Benzodiazepines can be misused if taken for a long time. They can also lead to overdose when combined with other sedatives, such as alcohol or opioids.
Dependency can occur when benzodiazepine levels increase. Withdrawal symptoms usually include anxiety and sleeplessness. Signs of an overdose include confusion, dizziness, falls, or slowed breathing.
Recovery from benzodiazepine misuse is possible with slowly decreased dosages, therapy, and patience. Help is available to reduce the use of benzodiazepines over time. Quitting suddenly is extremely dangerous. Consult a licensed medical professional to start your recovery.
Ativan, Klonopin, Valium, and Xanax are familiar names of benzodiazepines, which are some of the most frequently prescribed — and misused — drugs in the world. Sometimes called “benzos” or “downers,” and abbreviated as BZDs, the drugs are considered depressants because they calm, sedate, or tranquilize.
They are usually prescribed to curb anxiety or relieve insomnia. They are also approved to treat seizures and severe alcohol withdrawal symptoms. However, taking these substances for long periods of time or with alcohol, ecstasy, or opioids can increase your risk of misuse, physical injury, overdose, and death.
When taken as prescribed, benzodiazepines are effective, targeted therapies to help you address certain situations in the short term. For example, you may feel anxiety when you fly. Before you board a plane, you take your benzodiazepine dose as prescribed. The medication relieves the anxiety.
But if you continue to use the drug for months and years — even when not using it for those times you fly — you can develop a tolerance. You start to need more doses and can become dependent on the drug. With dependency comes withdrawal symptoms, which can occur shortly after the drug’s effects wear off. And dependency can occur even if you’re using it as originally prescribed.

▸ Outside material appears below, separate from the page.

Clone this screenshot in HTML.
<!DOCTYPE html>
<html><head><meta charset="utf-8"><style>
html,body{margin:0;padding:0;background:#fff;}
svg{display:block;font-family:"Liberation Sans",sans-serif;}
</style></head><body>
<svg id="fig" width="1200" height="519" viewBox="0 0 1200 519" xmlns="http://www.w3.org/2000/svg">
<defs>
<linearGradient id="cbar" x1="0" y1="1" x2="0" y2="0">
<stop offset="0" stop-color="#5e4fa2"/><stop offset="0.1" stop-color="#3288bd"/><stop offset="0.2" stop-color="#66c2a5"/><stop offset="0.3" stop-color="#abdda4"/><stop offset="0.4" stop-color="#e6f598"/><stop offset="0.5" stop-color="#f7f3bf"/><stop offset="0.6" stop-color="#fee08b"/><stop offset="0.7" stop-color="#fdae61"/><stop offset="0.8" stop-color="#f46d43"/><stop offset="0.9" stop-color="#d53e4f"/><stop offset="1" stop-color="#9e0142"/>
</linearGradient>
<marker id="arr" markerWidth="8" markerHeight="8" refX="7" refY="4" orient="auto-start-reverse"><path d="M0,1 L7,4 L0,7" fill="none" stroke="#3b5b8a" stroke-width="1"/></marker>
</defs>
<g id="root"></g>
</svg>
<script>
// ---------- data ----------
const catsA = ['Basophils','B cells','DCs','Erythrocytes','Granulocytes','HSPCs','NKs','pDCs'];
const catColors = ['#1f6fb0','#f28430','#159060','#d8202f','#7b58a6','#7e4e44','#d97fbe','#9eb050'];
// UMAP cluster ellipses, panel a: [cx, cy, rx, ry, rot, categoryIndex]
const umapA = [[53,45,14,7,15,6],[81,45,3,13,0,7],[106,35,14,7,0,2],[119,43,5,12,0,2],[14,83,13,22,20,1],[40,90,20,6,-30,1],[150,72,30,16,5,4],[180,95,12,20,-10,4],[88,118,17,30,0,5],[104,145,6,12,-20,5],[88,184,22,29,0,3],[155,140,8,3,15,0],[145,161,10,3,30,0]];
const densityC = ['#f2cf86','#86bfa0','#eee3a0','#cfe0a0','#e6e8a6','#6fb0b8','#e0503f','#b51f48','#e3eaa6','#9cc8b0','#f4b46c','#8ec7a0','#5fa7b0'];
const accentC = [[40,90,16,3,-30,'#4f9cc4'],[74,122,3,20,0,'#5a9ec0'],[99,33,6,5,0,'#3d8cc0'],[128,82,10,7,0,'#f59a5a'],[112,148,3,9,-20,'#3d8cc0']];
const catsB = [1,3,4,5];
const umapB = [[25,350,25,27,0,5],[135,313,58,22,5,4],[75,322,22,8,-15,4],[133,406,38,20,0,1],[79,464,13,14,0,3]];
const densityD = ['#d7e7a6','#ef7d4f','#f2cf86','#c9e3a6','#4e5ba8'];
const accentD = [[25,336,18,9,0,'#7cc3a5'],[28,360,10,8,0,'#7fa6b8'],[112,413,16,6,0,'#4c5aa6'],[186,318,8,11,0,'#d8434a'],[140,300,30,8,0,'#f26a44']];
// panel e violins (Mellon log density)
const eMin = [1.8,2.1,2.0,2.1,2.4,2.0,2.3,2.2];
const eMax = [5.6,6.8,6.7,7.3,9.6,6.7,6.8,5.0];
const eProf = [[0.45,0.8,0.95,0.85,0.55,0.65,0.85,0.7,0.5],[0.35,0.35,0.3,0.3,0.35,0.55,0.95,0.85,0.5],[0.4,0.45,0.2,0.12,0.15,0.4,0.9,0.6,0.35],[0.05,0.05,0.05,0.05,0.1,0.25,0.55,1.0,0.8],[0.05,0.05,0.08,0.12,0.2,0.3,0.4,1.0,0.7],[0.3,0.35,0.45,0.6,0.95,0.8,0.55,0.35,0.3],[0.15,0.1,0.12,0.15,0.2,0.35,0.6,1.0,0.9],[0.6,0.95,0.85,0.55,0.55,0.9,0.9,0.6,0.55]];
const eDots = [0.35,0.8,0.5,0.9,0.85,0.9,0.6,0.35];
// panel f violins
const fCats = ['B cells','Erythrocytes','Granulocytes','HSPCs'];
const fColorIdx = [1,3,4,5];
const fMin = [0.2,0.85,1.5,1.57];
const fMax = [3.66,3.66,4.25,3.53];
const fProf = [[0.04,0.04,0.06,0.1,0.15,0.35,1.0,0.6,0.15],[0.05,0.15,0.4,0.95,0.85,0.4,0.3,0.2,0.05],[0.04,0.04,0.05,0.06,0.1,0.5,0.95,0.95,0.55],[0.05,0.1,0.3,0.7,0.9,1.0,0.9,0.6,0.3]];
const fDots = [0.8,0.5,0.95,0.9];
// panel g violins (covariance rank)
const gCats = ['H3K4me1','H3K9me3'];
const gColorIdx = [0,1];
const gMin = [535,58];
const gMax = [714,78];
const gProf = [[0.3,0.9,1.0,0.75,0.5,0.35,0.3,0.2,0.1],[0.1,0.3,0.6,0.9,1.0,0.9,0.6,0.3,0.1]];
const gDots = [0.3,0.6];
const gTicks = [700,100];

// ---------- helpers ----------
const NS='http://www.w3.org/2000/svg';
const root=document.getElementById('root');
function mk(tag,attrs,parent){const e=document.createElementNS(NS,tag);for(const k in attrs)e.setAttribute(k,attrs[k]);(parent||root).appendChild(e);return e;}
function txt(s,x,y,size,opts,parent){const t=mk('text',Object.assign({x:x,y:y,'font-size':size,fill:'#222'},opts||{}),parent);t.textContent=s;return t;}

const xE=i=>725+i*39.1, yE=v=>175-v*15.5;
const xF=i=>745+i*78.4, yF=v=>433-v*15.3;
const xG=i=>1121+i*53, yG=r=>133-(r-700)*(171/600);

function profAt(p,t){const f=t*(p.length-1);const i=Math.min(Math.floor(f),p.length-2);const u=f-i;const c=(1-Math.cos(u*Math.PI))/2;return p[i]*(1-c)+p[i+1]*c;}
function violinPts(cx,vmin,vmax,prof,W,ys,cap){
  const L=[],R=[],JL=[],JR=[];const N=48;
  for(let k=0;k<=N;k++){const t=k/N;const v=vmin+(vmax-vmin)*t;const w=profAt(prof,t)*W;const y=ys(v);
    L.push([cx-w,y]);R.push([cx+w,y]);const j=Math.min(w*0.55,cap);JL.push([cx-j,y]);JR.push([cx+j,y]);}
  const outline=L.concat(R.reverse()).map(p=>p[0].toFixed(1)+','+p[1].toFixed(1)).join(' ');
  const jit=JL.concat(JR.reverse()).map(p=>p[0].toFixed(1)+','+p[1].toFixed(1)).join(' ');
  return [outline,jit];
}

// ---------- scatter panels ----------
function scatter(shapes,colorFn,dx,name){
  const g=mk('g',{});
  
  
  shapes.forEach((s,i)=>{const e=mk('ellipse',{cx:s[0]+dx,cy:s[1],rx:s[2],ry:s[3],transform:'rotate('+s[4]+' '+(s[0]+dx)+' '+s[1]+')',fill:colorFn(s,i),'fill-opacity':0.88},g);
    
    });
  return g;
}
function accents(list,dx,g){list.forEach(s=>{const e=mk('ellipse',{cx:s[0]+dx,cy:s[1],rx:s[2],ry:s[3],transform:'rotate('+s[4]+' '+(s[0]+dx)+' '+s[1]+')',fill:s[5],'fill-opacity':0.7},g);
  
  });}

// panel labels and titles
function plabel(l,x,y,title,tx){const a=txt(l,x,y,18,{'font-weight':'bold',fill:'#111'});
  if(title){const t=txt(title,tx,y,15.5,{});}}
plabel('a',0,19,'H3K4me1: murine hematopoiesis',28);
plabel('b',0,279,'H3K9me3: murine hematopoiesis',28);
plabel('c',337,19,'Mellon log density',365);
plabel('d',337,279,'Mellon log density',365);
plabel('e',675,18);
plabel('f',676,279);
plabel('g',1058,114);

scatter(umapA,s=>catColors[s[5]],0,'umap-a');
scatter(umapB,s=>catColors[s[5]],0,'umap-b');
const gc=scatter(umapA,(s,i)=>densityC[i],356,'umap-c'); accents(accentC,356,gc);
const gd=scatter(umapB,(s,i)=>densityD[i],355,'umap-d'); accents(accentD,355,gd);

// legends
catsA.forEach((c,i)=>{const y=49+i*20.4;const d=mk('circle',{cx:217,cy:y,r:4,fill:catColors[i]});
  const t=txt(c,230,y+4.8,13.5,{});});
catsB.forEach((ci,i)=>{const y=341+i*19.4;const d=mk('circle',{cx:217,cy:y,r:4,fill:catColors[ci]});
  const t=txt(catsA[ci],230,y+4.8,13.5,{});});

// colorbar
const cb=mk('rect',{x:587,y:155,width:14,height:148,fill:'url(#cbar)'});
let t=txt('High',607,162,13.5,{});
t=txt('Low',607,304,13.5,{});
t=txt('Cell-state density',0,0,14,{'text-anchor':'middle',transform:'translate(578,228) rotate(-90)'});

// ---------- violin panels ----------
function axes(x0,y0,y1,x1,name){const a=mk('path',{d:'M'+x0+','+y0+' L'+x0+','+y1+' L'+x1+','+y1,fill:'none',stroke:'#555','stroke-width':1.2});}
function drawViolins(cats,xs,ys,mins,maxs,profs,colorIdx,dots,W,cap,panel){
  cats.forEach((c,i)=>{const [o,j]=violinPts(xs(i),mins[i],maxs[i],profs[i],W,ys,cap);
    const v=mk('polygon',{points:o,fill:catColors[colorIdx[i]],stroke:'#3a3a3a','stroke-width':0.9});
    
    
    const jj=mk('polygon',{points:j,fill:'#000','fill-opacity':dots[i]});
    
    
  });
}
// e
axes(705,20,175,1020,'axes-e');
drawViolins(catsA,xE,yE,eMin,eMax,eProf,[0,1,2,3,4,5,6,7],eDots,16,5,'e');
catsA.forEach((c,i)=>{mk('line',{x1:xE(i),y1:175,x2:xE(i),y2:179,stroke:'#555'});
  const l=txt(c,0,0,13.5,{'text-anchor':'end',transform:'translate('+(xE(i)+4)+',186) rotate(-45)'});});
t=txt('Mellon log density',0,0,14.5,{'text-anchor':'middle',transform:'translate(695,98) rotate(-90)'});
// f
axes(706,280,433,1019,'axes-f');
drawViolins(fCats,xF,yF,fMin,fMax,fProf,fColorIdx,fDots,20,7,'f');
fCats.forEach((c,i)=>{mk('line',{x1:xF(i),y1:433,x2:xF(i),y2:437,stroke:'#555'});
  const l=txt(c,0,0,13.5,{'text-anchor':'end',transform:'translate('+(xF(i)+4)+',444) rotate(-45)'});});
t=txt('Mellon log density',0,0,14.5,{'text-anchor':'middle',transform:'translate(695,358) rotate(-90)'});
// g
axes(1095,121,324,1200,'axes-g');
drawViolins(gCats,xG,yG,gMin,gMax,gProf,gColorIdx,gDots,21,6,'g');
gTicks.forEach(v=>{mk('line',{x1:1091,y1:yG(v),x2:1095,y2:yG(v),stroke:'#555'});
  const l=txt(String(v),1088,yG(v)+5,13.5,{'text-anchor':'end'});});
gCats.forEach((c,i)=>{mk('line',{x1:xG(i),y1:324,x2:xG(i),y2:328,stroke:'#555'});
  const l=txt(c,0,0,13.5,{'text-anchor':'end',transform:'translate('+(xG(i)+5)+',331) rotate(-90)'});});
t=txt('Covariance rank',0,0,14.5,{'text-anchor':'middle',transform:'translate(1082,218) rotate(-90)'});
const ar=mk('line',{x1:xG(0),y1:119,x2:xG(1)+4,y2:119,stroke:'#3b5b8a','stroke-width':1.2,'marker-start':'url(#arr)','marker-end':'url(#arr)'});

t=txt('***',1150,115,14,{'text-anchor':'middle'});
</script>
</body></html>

Needing and taking more of the drug can be harmful because benzodiazepines work by pumping the brakes on the central nervous system. When misused, they can cause serious risk by slowing your breathing, putting you in a coma, or even causing death. They are especially hazardous when taken in combination with other sedatives, such as opioids.
Use only medication that you are prescribed. If you or someone you know is prescribed a benzodiazepine, take only the required amount and read the label explaining how the drug interacts with other substances. And given the high potential for misuse, explore alternative therapies for anxiety and sleep disorders before opting for a prescription for benzodiazepines.
Do you think you or someone you know has overdosed on a benzodiazepine? Call 911 immediately.
Withdrawal from benzodiazepines depends on several factors, including the type you are taking, how long you’ve been taking it, the dosage, and whether you are taking it in combination with other depressants, such as opioids or alcohol. The shorter the duration of usage and the lower the dosage, the less severe the withdrawal. Larger doses taken over longer periods tend to extend the withdrawal period.
Symptoms of withdrawal include:
Benzodiazepines and the brain. Benzodiazepines help those with anxiety and sleep problems by allowing them to relax and rest. But benzodiazepines don’t target just the area of the brain that might be causing symptoms. A benzodiazepine spreads like a heavy blanket over multiple regions of the brain, making it difficult for someone to control their perception and movement, including breathing, motor and sensory functions, and speech.
If you recognize the signs of benzodiazepine misuse or withdrawal in yourself, take a first step toward recovery by reducing your dependence on the drug. Under the care of a licensed medical professional, taper the dosage slowly and carefully. Anxiety or sleeplessness may return during this process. Lessen these side effects through physical exercise, which studies show can increase your brain’s serotonin levels and stimulate feelings of peace and relaxation.
Cognitive behavioral therapy and other behavioral therapies obtained from a licensed mental health professional can help you understand and reduce the symptoms of anxiety or sleeplessness.
Recovery from benzodiazepine dependency is achievable, and treatment works. A licensed medical professional can help you lower your dosage over time, and a mental health professional can provide therapy and other ways to relieve symptoms. Once you are established in a treatment program, you can often manage your progress independently with the ongoing support of family, friends, others in recovery, and the guidance of medical and mental health professionals.